David Johnston comments on Order Matters for Deceptive Alignment

David Johnston Feb 24, 2023, 4:20 AM
1 point
0
I don’t think it’s obvious that a learner which initially learns to pursue the right thing within each episode is also likely to learn to steer itself towards doing the right thing across episodes.
- cfoster0 Feb 24, 2023, 4:57 AM
  1 point
  0
  Parent
  I wasn’t assuming we were working in an episodic context. But if we are, then the agent isn’t getting differential feedback on its across-episode generalization behavior, so there is no reason for the model to develop dominant policy circuits that respond to episode boundaries (any more than ones that respond to some random perceptual bitvector).
  - David Johnston Feb 24, 2023, 5:33 AM
    1 point
    0
    Parent
    Let me try again.
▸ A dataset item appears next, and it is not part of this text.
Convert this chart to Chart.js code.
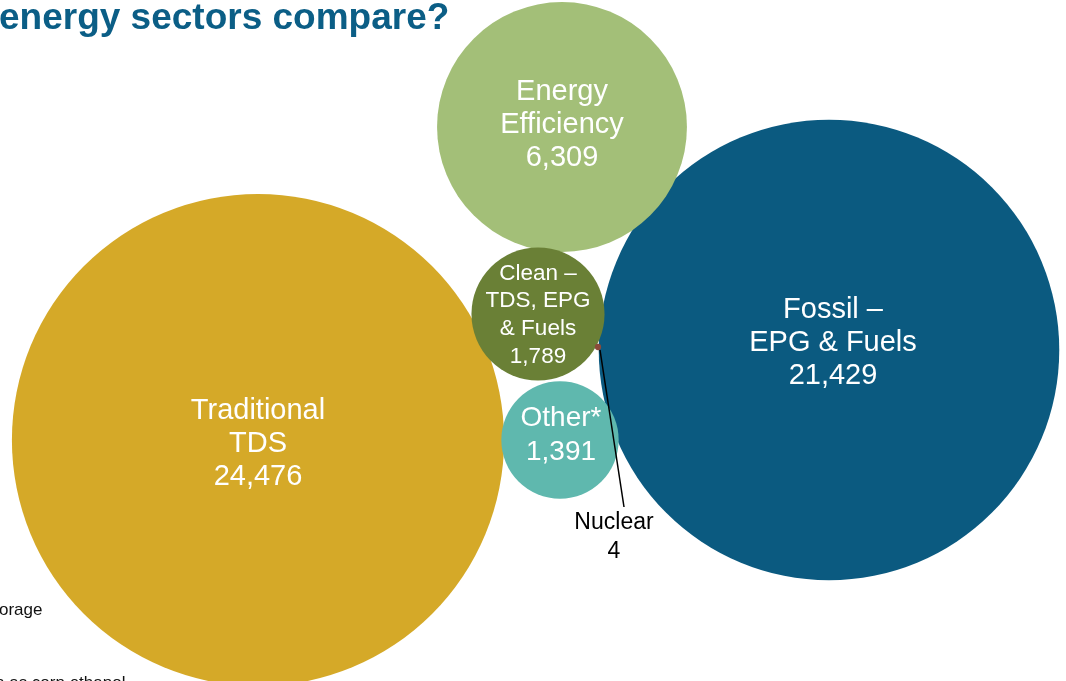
<!DOCTYPE html>
<html>
<head>
<meta charset="utf-8">
<script src="https://cdn.jsdelivr.net/npm/chart.js@4"></script>
<style>
  html, body { margin: 0; padding: 0; background: #fff; overflow: hidden; }
  #wrap { position: relative; width: 1066px; height: 681px; }
  canvas { position: absolute; left: 0; top: 0; }
  .txt { position: absolute; font-family: "Liberation Sans", Arial, sans-serif; white-space: nowrap; }
  #title { left: -1px; top: -4px; font-size: 37px; font-weight: bold; color: #0b5e86; }
  .note { font-size: 17px; color: #111; }
</style>
</head>
<body>
<div id="wrap">
  <canvas id="bubbles" width="1066" height="681"></canvas>
  <div id="title" class="txt">energy sectors compare?</div>
  <div class="txt note" style="left:-1px; top:600px;">orage</div>
  <div class="txt note" style="left:-5px; top:673px;">n as corn ethanol</div>
</div>
<script>
// sectors and employment values
const sectors = ['Traditional TDS', 'Fossil – EPG & Fuels', 'Energy Efficiency', 'Clean – TDS, EPG & Fuels', 'Other*', 'Nuclear'];
const labelLines = [
  ['Traditional', 'TDS'],
  ['Fossil –', 'EPG & Fuels'],
  ['Energy', 'Efficiency'],
  ['Clean –', 'TDS, EPG', '& Fuels'],
  ['Other*'],
  ['Nuclear']
];
const jobs = [24476, 21429, 6309, 1789, 1391, 4];
// bubble placement in the packed layout
const bubbleX = [258, 829, 562, 538, 560, 598];
const bubbleY = [440, 350, 127, 314, 440, 347];
const colors = ['#d5a928', '#0b5a80', '#a3bf78', '#6a8036', '#5fb8ae', '#8a4a3a'];

const sizeScale = 1.573; // px per sqrt(job)
// small nudges so label blocks sit where the original put them
const textDx = [0, 4, 0, 0, 1];
const textDy = [4, -7, -2, 1, -5];

const fmt = v => v.toLocaleString('en-US');

// keep the plot area at full canvas size (no padding for big bubbles)
Chart.BubbleController.prototype.getMaxOverflow = function () { return false; };

const labelPlugin = {
  id: 'bubbleLabels',
  afterDatasetsDraw(chart) {
    const ctx = chart.ctx;
    const meta = chart.getDatasetMeta(0);
    ctx.save();
    ctx.textAlign = 'center';
    ctx.textBaseline = 'middle';
    meta.data.forEach((pt, i) => {
      const lines = labelLines[i].concat(fmt(jobs[i]));
      if (i === 5) {
        // nuclear: label outside with leader line
        const lx = pt.x + 16, ly = pt.y + 175;
        ctx.strokeStyle = '#000';
        ctx.lineWidth = 1.5;
        ctx.beginPath();
        ctx.moveTo(pt.x + 2, pt.y + 3);
        ctx.lineTo(pt.x + 26, pt.y + 160);
        ctx.stroke();
        ctx.fillStyle = '#000';
        ctx.font = '23px "Liberation Sans", Arial, sans-serif';
        lines.forEach((t, k) => ctx.fillText(t, lx, ly + 1 + k * 29));
        return;
      }
      let size = 29, gap = 33;
      if (i === 3) { size = 22.5; gap = 27.7; }
      if (i === 4) { size = 28; gap = 34; }
      ctx.fillStyle = '#fff';
      ctx.font = size + 'px "Liberation Sans", Arial, sans-serif';
      const h = (lines.length - 1) * gap;
      lines.forEach((t, k) => ctx.fillText(t, pt.x + textDx[i], pt.y + textDy[i] - h / 2 + k * gap));
    });
    ctx.restore();
  }
};

new Chart(document.getElementById('bubbles'), {
  type: 'bubble',
  data: {
    labels: sectors,
    datasets: [{
      data: jobs.map((v, i) => ({ x: bubbleX[i], y: bubbleY[i], r: sizeScale * Math.sqrt(v) })),
      backgroundColor: colors,
      borderWidth: 0,
      hoverRadius: 0,
      clip: false
    }]
  },
  options: {
    responsive: false,
    animation: false,
    layout: { padding: 0 },
    plugins: { legend: { display: false }, tooltip: { enabled: false } },
    scales: {
      x: { type: 'linear', min: 0, max: 1066, display: false },
      y: { type: 'linear', min: 0, max: 681, reverse: true, display: false }
    }
  },
  plugins: [labelPlugin]
});
</script>
</body>
</html>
It initially develops a reasonable goal because it doesn’t yet know a) playing the training game is instrumentally correct for a bunch of other goals and/or b) how to play the training game in a way that is instrumentally correct for these otehr goals.
    
    By the same assumptions, it seems reasonable to speculate that it doesn’t know a) allowing itself to change in certain ways from gradient updates would be un-instrumental and/or b) how to prevent itself from changing in these ways. Furthermore it’s not obvious that the “reasonable goal” it learns will incentivise figuring this out later.
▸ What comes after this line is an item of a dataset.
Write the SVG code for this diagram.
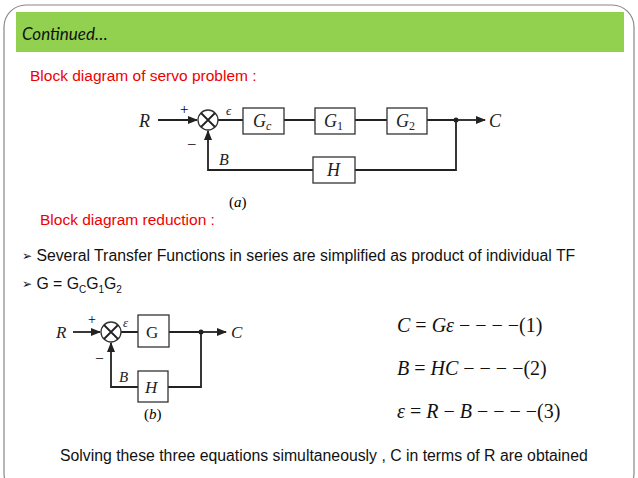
<svg xmlns="http://www.w3.org/2000/svg" width="638" height="478" viewBox="0 0 638 478">
<defs>
<marker id="ar" markerWidth="10" markerHeight="8" refX="9" refY="4" orient="auto" markerUnits="userSpaceOnUse"><path d="M0,0 L10,4 L0,8 z" fill="#222"/></marker>
</defs>
<style>
.ln{stroke:#222;stroke-width:1.8;fill:none}
.bx{stroke:#333;stroke-width:1.3;fill:#fff}
.s{font-family:"Liberation Serif",serif;font-style:italic;fill:#222}
.r{font-family:"Liberation Sans",sans-serif;font-size:15.5px;fill:#e00}
.b{font-family:"Liberation Sans",sans-serif;font-size:15.8px;fill:#111}
.eq{font-family:"Liberation Serif",serif;font-size:20px;fill:#111}
</style>
<rect width="638" height="478" fill="#fff"/>
<rect x="4" y="5" width="630" height="490" rx="22" fill="none" stroke="#888" stroke-width="1.2"/>
<rect x="16" y="12" width="608" height="40" fill="#92D050"/>
<text x="22" y="40" font-family="Lato,sans-serif" font-size="17" fill="#111" font-style="italic">Continued…</text>
<text x="30" y="81" class="r">Block diagram of servo problem :</text>
<text x="40" y="225" class="r">Block diagram reduction :</text>
<text x="22" y="261" class="b"><tspan font-size="12" dy="-1">➢</tspan><tspan dy="1"> Several Transfer Functions in series are simplified as product of individual TF</tspan></text>
<text x="22" y="289" class="b"><tspan font-size="12" dy="-1">➢</tspan><tspan dy="1"> G = G</tspan><tspan font-size="10" dy="4">C</tspan><tspan dy="-4">G</tspan><tspan font-size="10" dy="4">1</tspan><tspan dy="-4">G</tspan><tspan font-size="10" dy="4">2</tspan></text>
<text x="60" y="461" class="b">Solving these three equations simultaneously , C in terms of R are obtained</text>

<g id="connectors">
<path class="ln" d="M158,120 H197" marker-end="url(#ar)"/>
<path class="ln" d="M218,120 H243 M284,120 H315 M355,120 H387 M427,120 H456"/>
<path class="ln" d="M456,120 H485" marker-end="url(#ar)"/>
<path class="ln" d="M456,120 V170 H355 M313,170 H208 V131" marker-end="url(#ar)"/>
<circle cx="456" cy="120" r="2.5" fill="#222"/>
<path class="ln" d="M73,332 H100" marker-end="url(#ar)"/>
<path class="ln" d="M121,332 H138 M169,332 H201"/>
<path class="ln" d="M201,332 H226" marker-end="url(#ar)"/>
<path class="ln" d="M201,332 V387 H168 M138,387 H111 V343" marker-end="url(#ar)"/>
<circle cx="201" cy="332" r="2.5" fill="#222"/>
</g>

<g id="sum-a"><circle cx="208" cy="120" r="10" class="bx"/><path class="ln" stroke-width="1.3" d="M201,113 L215,127 M215,113 L201,127"/></g>
<g id="Gc"><rect x="243" y="108" width="41" height="26" class="bx"/><text x="253" y="127" class="s" font-size="18">G<tspan font-size="12" dy="3">c</tspan></text></g>
<g id="G1"><rect x="315" y="108" width="40" height="26" class="bx"/><text x="324" y="127" class="s" font-size="18">G<tspan font-style="normal" font-size="12" dy="3">1</tspan></text></g>
<g id="G2"><rect x="387" y="108" width="40" height="26" class="bx"/><text x="396" y="127" class="s" font-size="18">G<tspan font-style="normal" font-size="12" dy="3">2</tspan></text></g>
<g id="H-a"><rect x="313" y="157" width="42" height="26" class="bx"/><text x="327" y="176" class="s" font-size="18">H</text></g>
<g id="labels-a">
<text x="139" y="127" class="s" font-size="18">R</text>
<text x="489" y="127" class="s" font-size="18">C</text>
<text x="180" y="114" font-family="Liberation Serif,serif" font-size="15">+</text>
<text x="188" y="148" font-family="Liberation Serif,serif" font-size="15">–</text>
<text x="226" y="115" class="s" font-size="13">ϵ</text>
<text x="219" y="165" class="s" font-size="16">B</text>
<text x="229" y="207" font-family="Liberation Serif,serif" font-size="15">(<tspan font-style="italic">a</tspan>)</text>
</g>

<g id="sum-b"><circle cx="111" cy="332" r="10" class="bx"/><path class="ln" stroke-width="1.3" d="M104,325 L118,339 M118,325 L104,339"/></g>
<g id="G"><rect x="138" y="315" width="31" height="32" class="bx"/><text x="146" y="338" font-size="17" font-family="Liberation Serif,serif" fill="#222">G</text></g>
<g id="H-b"><rect x="138" y="371" width="30" height="31" class="bx"/><text x="145" y="393" class="s" font-size="17">H</text></g>
<g id="labels-b">
<text x="56" y="338" class="s" font-size="17">R</text>
<text x="231" y="338" class="s" font-size="17">C</text>
<text x="88" y="324" font-family="Liberation Serif,serif" font-size="14">+</text>
<text x="96" y="362" font-family="Liberation Serif,serif" font-size="14">–</text>
<text x="123" y="327" class="s" font-size="13">ε</text>
<text x="119" y="382" class="s" font-size="15">B</text>
<text x="144" y="419" font-family="Liberation Serif,serif" font-size="15">(<tspan font-style="italic">b</tspan>)</text>
</g>

<g id="equations">
<text x="397" y="332" class="eq"><tspan font-style="italic">C</tspan> = <tspan font-style="italic">Gε</tspan> − − − −(1)</text>
<text x="397" y="375" class="eq"><tspan font-style="italic">B</tspan> = <tspan font-style="italic">HC</tspan> − − − −(2)</text>
<text x="397" y="418" class="eq"><tspan font-style="italic">ε</tspan> = <tspan font-style="italic">R</tspan> − <tspan font-style="italic">B</tspan> − − − −(3)</text>
</g>
</svg>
    - cfoster0 Feb 24, 2023, 7:08 AM
      1 point
      0
      Parent
      In my model, having a goal of X means the agent’s policy circuits are differentially sensitive to (a.k.a. care about) the features in the world that it recognizes as relevant to X (as represented in the agent’s own ontology), because that recognition was selected for in the past. If it has a “reasonable goal” of X, then it doesn’t necessarily want to “play the training game” instrumentally for an alternative goal Y, at least not along dimensions where Y diverges from X, even if it knows how to do so and Y is another (more) highly-rewarded goal. If it does “play the training game”, it wants to play the training game in the service of X.
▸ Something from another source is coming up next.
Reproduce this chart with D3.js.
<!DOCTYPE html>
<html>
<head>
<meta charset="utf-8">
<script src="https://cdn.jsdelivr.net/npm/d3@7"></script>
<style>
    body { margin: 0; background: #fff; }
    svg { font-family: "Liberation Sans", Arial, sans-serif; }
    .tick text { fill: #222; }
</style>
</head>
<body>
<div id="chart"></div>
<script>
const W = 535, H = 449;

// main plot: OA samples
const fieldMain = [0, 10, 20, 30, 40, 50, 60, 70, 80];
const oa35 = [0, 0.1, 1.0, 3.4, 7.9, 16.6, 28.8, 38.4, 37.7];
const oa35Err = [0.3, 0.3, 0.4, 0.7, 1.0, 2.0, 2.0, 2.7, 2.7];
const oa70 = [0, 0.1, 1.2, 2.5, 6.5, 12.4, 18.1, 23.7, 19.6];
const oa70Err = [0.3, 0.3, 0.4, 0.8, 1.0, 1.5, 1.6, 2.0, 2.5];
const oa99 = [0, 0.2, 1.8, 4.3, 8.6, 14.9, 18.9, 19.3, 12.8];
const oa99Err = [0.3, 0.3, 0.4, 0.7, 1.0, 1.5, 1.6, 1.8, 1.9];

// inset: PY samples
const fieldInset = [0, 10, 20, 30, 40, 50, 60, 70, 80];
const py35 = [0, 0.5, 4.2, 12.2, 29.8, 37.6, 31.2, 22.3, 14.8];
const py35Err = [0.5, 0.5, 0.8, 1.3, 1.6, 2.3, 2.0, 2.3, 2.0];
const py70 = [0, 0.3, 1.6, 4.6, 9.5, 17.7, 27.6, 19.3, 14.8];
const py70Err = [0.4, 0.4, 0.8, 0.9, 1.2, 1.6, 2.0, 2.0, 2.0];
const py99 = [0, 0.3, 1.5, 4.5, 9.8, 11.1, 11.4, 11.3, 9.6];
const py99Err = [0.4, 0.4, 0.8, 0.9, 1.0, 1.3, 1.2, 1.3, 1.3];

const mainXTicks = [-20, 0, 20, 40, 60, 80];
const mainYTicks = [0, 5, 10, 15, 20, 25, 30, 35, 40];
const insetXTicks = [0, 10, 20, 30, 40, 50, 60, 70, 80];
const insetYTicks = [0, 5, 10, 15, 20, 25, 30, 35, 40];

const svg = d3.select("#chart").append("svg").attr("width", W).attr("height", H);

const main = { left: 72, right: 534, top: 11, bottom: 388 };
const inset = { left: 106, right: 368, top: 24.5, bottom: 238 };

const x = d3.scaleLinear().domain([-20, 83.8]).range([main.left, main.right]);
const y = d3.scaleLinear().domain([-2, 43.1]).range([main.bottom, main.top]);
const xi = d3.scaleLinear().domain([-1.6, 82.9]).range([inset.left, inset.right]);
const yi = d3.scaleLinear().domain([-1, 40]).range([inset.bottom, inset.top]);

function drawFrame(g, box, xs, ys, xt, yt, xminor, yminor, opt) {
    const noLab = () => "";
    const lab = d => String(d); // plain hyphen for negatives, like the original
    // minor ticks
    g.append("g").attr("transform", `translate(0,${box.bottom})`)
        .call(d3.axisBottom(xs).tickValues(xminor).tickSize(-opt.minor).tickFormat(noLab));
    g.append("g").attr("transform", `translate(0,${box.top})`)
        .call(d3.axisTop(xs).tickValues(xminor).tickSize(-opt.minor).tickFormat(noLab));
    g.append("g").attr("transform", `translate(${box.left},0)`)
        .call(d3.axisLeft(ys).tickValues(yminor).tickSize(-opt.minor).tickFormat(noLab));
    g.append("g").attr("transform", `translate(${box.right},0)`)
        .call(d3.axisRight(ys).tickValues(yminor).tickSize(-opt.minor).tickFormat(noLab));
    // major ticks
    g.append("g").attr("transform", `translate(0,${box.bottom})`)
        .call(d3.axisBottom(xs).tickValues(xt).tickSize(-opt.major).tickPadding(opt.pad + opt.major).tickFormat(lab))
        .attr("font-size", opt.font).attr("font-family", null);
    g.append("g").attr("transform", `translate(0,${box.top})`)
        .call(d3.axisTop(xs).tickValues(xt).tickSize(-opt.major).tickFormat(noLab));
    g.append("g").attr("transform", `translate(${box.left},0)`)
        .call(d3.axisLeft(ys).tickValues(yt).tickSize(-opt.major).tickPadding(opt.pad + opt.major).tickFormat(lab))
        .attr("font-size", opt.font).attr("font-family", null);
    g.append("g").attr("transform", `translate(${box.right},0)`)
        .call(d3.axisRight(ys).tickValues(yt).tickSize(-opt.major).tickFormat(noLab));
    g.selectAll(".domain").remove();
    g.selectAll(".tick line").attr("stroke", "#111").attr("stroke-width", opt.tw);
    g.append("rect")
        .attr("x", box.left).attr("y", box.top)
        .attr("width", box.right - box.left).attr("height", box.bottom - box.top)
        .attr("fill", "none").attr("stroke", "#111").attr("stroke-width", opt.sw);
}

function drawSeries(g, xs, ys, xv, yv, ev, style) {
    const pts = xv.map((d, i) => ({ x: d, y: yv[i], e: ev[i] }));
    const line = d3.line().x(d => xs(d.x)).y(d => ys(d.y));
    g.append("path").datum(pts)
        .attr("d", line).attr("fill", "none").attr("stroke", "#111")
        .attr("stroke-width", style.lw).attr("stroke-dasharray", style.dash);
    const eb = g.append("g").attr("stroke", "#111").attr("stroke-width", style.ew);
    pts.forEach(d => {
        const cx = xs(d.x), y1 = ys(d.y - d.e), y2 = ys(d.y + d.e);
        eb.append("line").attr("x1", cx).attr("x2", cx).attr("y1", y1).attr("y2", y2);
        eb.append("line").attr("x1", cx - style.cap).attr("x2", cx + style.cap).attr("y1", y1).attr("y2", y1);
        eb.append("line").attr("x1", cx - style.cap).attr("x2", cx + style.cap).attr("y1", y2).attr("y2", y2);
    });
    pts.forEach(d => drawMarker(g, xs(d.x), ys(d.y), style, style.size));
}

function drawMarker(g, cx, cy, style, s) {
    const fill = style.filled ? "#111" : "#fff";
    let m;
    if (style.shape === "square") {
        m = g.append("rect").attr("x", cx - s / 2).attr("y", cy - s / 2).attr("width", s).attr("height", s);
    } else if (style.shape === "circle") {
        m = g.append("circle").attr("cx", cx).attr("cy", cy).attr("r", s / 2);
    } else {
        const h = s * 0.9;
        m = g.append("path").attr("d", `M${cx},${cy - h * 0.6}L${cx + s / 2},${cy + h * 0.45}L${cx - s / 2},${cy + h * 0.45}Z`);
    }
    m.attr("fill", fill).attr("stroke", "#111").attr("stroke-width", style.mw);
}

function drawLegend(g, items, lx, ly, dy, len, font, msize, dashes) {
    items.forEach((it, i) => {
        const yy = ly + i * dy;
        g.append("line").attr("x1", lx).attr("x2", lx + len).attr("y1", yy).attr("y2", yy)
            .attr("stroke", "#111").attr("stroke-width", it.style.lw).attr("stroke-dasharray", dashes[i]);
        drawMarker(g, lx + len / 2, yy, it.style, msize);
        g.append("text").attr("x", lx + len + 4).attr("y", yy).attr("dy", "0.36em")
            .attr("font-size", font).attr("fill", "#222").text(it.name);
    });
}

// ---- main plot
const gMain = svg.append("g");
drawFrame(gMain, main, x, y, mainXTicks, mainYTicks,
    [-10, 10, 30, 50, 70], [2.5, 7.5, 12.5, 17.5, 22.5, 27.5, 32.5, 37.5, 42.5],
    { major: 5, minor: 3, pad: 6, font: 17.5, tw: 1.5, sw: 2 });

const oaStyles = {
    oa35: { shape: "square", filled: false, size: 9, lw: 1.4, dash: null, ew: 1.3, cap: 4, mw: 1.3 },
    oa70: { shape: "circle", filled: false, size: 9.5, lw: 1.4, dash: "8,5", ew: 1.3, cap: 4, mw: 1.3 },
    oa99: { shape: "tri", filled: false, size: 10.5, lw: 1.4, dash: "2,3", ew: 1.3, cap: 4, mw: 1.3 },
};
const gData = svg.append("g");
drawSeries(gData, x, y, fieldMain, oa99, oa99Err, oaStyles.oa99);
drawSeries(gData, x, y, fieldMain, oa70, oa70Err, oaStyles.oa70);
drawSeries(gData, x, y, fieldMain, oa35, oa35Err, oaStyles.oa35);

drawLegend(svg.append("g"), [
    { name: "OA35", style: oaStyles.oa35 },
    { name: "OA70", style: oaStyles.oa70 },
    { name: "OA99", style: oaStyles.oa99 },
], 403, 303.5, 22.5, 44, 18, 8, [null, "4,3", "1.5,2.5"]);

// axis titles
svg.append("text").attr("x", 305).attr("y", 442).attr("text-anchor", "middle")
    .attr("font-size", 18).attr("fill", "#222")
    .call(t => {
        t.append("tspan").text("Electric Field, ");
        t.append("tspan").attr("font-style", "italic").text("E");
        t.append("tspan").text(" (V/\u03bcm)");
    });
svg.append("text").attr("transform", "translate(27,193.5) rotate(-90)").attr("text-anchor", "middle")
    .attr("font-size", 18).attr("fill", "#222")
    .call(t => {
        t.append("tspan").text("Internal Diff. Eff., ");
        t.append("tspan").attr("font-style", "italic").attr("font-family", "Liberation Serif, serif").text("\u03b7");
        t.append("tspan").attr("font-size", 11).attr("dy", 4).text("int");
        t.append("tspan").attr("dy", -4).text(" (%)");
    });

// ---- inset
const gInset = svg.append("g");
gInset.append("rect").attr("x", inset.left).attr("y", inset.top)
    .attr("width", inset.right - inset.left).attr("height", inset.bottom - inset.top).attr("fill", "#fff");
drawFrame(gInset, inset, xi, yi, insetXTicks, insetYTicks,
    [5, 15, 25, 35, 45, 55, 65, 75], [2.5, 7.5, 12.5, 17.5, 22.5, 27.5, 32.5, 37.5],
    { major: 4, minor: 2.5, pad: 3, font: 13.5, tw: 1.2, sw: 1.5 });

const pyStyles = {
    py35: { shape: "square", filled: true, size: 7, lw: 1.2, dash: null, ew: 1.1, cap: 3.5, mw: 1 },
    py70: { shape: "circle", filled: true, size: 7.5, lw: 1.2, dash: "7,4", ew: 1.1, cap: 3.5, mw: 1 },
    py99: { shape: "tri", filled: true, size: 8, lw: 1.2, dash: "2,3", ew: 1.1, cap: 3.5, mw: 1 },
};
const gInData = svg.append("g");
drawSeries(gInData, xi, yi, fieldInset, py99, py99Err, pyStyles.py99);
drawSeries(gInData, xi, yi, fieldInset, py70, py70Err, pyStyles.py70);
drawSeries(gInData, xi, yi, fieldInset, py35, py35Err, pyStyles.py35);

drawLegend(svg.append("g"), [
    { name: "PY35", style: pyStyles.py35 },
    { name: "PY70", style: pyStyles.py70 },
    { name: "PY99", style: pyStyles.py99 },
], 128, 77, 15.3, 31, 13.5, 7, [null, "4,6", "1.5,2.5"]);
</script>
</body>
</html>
      If the agent never gets updated again, its policy circuits stay as they are, so its goal remains fixed at X. Otherwise, since we know X-seeking is a rewarded strategy (otherwise, how did we entrain X in the first place?), and since its existing policy is X-seeking, new updates will continue to flow from rewards that it gets from trying to seek X (modulo random drift from accidental rewards). By default^[1] those updates move it around within the basin of X-seeking policies, rather than somehow teleporting it into another basin that has high reward for X-unrelated reasons. So I think that if we got a reasonable X goal early on, the goal will tend to stay X or something encompassing X. Late in training, once the agent is situationally-aware, it can start explicitly reasoning about what actions will keep its current “reasonable” goal intact.
      ^
      To give an example, if my thoughts have historically been primarily shaped by rewards flowing from having “eating apples” as my goal, then by default I’m going to persist in apple-seeking and apple-eating behavior/cognition (unless some event strongly and differentially downweights that cognition, like getting horribly sick from a bad apple), which will tend to steer me towards more apples and apple-based reinforcement events, which will further solidify this goal in me.